WHAT THE EXERCISE ASKS: Below are entries. Pull out all lines containing "this".

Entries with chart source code
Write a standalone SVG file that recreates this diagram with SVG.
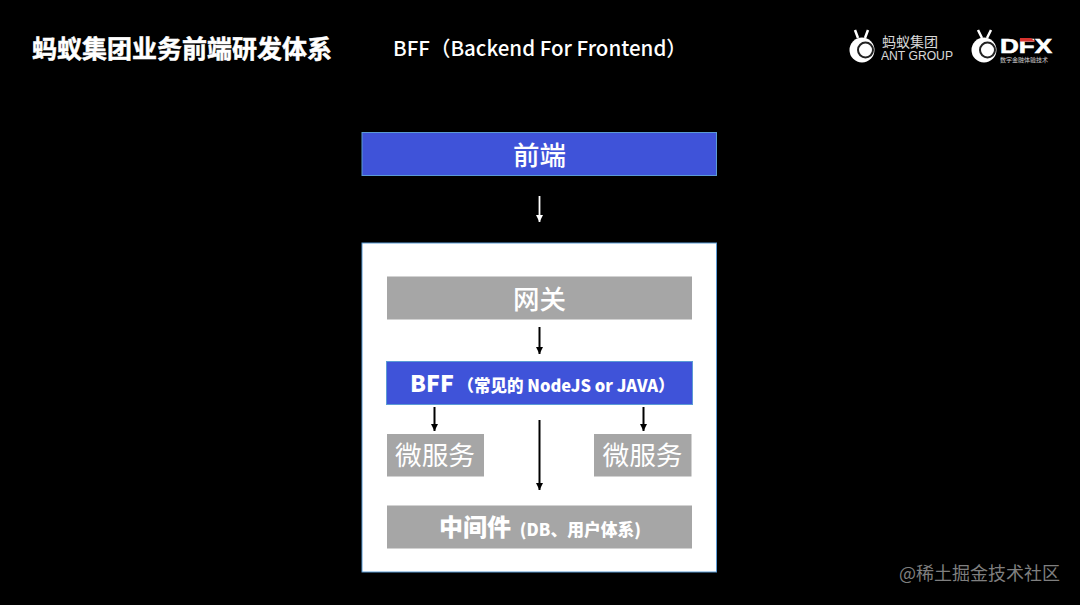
<svg xmlns="http://www.w3.org/2000/svg" width="1080" height="605" viewBox="0 0 1080 605">
<style>
text{font-family:"Noto Sans CJK SC","Noto Sans",sans-serif;fill:#fff;text-anchor:middle}
.s{text-anchor:start}
.lat{font-family:"Liberation Sans","Noto Sans CJK SC",sans-serif}
.b{fill:#3f53d9;stroke:#5b9bd5;stroke-width:1}
.g{fill:#a6a6a6}
.w{stroke:#fff;stroke-width:1.8;fill:none;marker-end:url(#aw)}
.k{stroke:#000;stroke-width:2;fill:none;marker-end:url(#ak)}
.ant{stroke:#fff;stroke-width:2.5;fill:none}
</style>
<defs>
<marker id="aw" markerUnits="userSpaceOnUse" markerWidth="8" markerHeight="7" refX="7" refY="3.500" orient="auto"><path d="M0 0L7 3.500L0 7Z" fill="#fff"/></marker>
<marker id="ak" markerUnits="userSpaceOnUse" markerWidth="8" markerHeight="7" refX="7" refY="3.500" orient="auto"><path d="M0 0L7 3.500L0 7Z" fill="#000"/></marker>
</defs>
<rect width="1080" height="605" fill="#000"/>
<text class="s" x="32" y="58" font-size="25" font-weight="700" style="stroke:#fff;stroke-width:.5">蚂蚁集团业务前端研发体系</text>
<text class="s" x="393" y="56" font-size="20.500" font-weight="500">BFF（Backend For Frontend）</text>
<g id="logo-ant">
<path class="ant" d="M855 30L858 38M868 30L865 38"/>
<circle cx="862" cy="50" r="12.500" fill="#fff"/><circle cx="865.500" cy="50" r="7.500" fill="#fff" stroke="#222" stroke-width="2"/>
<text class="s" x="882" y="47" font-size="14" style="opacity:.85">蚂蚁集团</text>
<text class="s lat" x="881" y="60" font-size="12.500" textLength="72" lengthAdjust="spacingAndGlyphs" style="opacity:.85">ANT GROUP</text>
</g>
<g id="logo-dfx">
<path class="ant" d="M978 30L982 38M991 30L987 38"/>
<circle cx="984" cy="50" r="12.500" fill="#fff"/><circle cx="987.500" cy="50" r="7.500" fill="#fff" stroke="#222" stroke-width="2"/>
<text class="s lat" x="1000" y="53" font-size="20" font-weight="700" textLength="52" lengthAdjust="spacingAndGlyphs" style="stroke:#fff;stroke-width:.6">DFX</text>
<path d="M1020 38h11l4 3.500h-15z" fill="#d9332e"/>
<text class="s" x="1000" y="62" font-size="6" style="opacity:.8">数字金融体验技术</text>
</g>
<g id="frontend"><rect class="b" x="362" y="132.500" width="354.500" height="43"/><text x="539.500" y="164.500" font-size="26.500" font-weight="500">前端</text></g>
<g id="container"><rect x="362" y="243" width="354.500" height="329" fill="#fff" stroke="#5b9bd5"/></g>
<g id="gateway"><rect class="g" x="387" y="276.500" width="305" height="43"/><text x="539.500" y="308.500" font-size="26.500" font-weight="500">网关</text></g>
<g id="bff"><rect class="b" x="386.500" y="361.500" width="306" height="43"/><text class="s" x="410" y="392" font-size="16.500" font-weight="900"><tspan font-size="23">BFF</tspan> （常见的 NodeJS or JAVA）</text></g>
<g id="ms-left"><rect class="g" x="387" y="434" width="97" height="42.500"/><text x="435" y="465" font-size="26.700">微服务</text></g>
<g id="ms-right"><rect class="g" x="594" y="434" width="97.500" height="42.500"/><text x="642.500" y="465" font-size="26.700">微服务</text></g>
<g id="middleware"><rect class="g" x="387" y="505.500" width="305" height="43"/><text class="s" x="439" y="536" font-size="16.800" font-weight="900"><tspan font-size="24">中间件</tspan><tspan dx="5"> (DB、用户体系)</tspan></text></g>
<g id="connectors">
<path class="w" d="M539.500 196V222"/>
<path class="k" d="M539.500 327V354"/>
<path class="k" d="M434.500 407V431"/>
<path class="k" d="M643.500 407V431"/>
<path class="k" d="M539.500 420V490"/>
</g>
<text class="s" x="899" y="580" font-size="18" style="fill:#7f7f7f">@稀土掘金技术社区</text>
</svg>
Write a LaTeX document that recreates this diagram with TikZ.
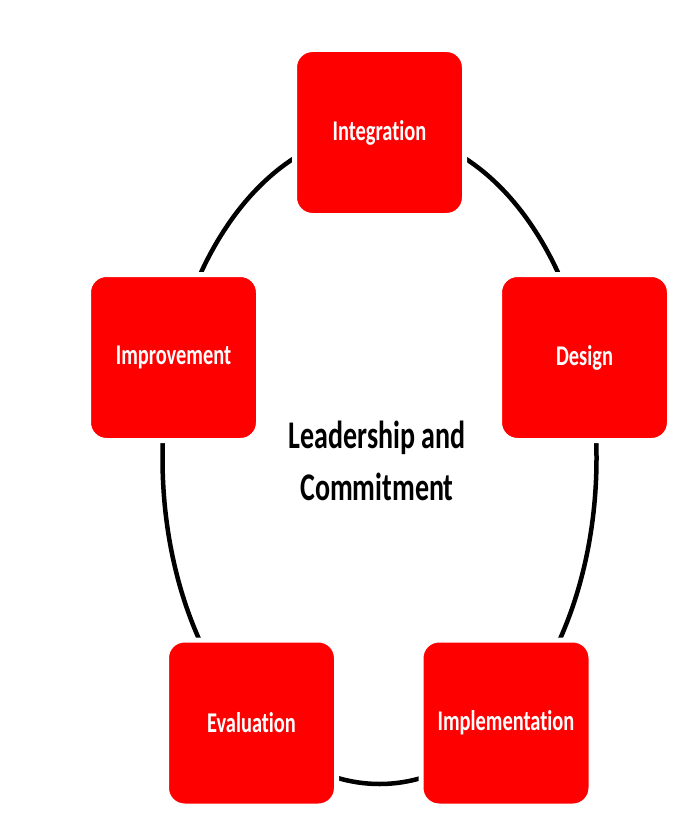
\documentclass[tikz,border=0pt]{standalone}
\usepackage{fontspec}
\setmainfont{Carlito}[Ligatures=NoCommon]
\usepackage{graphicx}
\tikzset{
  stagebox/.style={fill=red, draw=white, line width=5pt, rounded corners=18pt,
    minimum width=170pt, minimum height=166pt, inner sep=0pt, text=white,
    font=\fontsize{20.4}{24}\selectfont\bfseries},
  ring/.style={draw=black, line width=4.5pt},
  centertext/.style={align=center, text=black, inner sep=0pt,
    font=\fontsize{28}{37}\selectfont\bfseries}
}
\newcommand{\vstr}[1]{\scalebox{1}[1.4]{#1}}
\begin{document}
\begin{tikzpicture}[x=1pt,y=-1pt]
\useasboundingbox (0,0) rectangle (674,821);
\fill[white] (0,0) rectangle (674,821);
\draw[ring] (379.5,458) ellipse [x radius=217pt, y radius=326pt];
\node[stagebox] (integ) at (379.5,132.5) {\vstr{Integration}};
\node[stagebox] (design) at (584.5,357.5) {\vstr{Design}};
\node[stagebox] (impl) at (506,723) {\vstr{Implementation}};
\node[stagebox] (eval) at (251.5,723) {\vstr{Evaluation}};
\node[stagebox] (impr) at (173.5,357.5) {\vstr{Improvement}};
\node[centertext] (lead) at (377,464) {\vstr{\begin{tabular}{@{}c@{}}Leadership and\\Commitment\end{tabular}}};
\end{tikzpicture}
\end{document}
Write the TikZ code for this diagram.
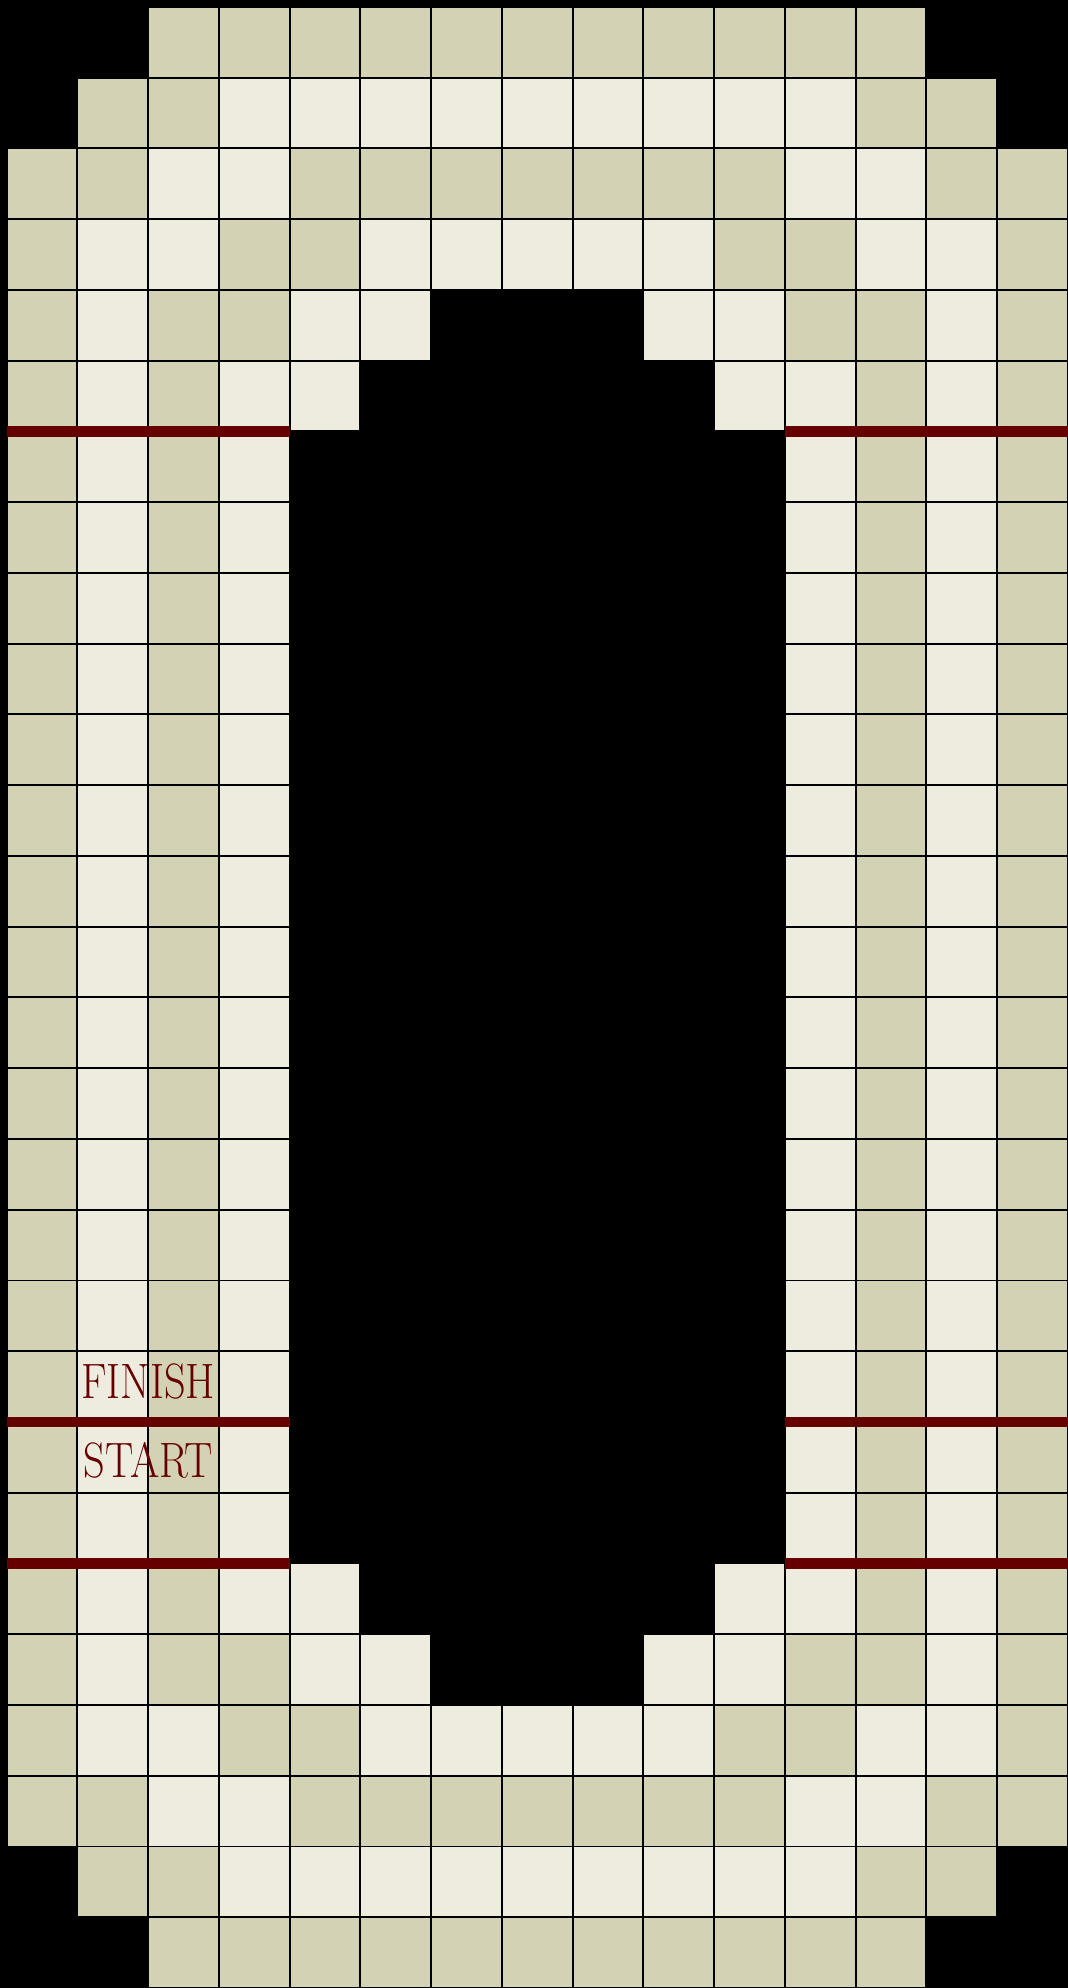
\documentclass[tikz,border=0pt]{standalone}
\usepackage{fontspec}
\usepackage{tikz}
\usepackage{xcolor}
\definecolor{tan}{RGB}{211,210,180}
\definecolor{pale}{RGB}{237,236,223}
\definecolor{lap}{RGB}{102,0,0}

\begin{document}
\begin{tikzpicture}[x=1cm,y=1cm,line cap=butt,
  tn/.style={fill=tan,draw=black,line width=0.8pt},
  lt/.style={fill=pale,draw=black,line width=0.8pt},
  bk/.style={},
  lapline/.style={lap,line width=4.2pt},
  lapword/.style={text=lap,font=\fontsize{20}{22}\selectfont,xscale=0.85,inner sep=0pt}]
\useasboundingbox (-0.095,0) rectangle (15,28.099);
\fill[black] (-0.095,0) rectangle (15,28.099);
\foreach \r/\row in {0/{bk,bk,tn,tn,tn,tn,tn,tn,tn,tn,tn,tn,tn,bk,bk},
                     1/{bk,tn,tn,lt,lt,lt,lt,lt,lt,lt,lt,lt,tn,tn,bk},
                     2/{tn,tn,lt,lt,tn,tn,tn,tn,tn,tn,tn,lt,lt,tn,tn},
                     3/{tn,lt,lt,tn,tn,lt,lt,lt,lt,lt,tn,tn,lt,lt,tn},
                     4/{tn,lt,tn,tn,lt,lt,bk,bk,bk,lt,lt,tn,tn,lt,tn},
                     5/{tn,lt,tn,lt,lt,bk,bk,bk,bk,bk,lt,lt,tn,lt,tn}}
  \foreach \k [count=\c from 0] in \row {
    \path[\k] (\c,27-\r) rectangle ++(1,1);
    \path[\k] (\c,\r) rectangle ++(1,1);
  };
\foreach \r in {6,...,21}
  \foreach \k [count=\c from 0] in {tn,lt,tn,lt,bk,bk,bk,bk,bk,bk,bk,lt,tn,lt,tn}
    \path[\k] (\c,\r) rectangle ++(1,1);
\foreach \y in {22,8,6} {
  \draw[lapline] (0,\y) -- (4,\y);
  \draw[lapline] (11,\y) -- (15,\y);
}
\node[lapword] (finish) at (2,8.57) {FINISH};
\node[lapword] (start) at (2,7.46) {START};
\end{tikzpicture}
\end{document}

RIGHT ANSWER:
Write a standalone SVG file that recreates this diagram with SVG.
Write a LaTeX document that recreates this diagram with TikZ.
Write the TikZ code for this diagram.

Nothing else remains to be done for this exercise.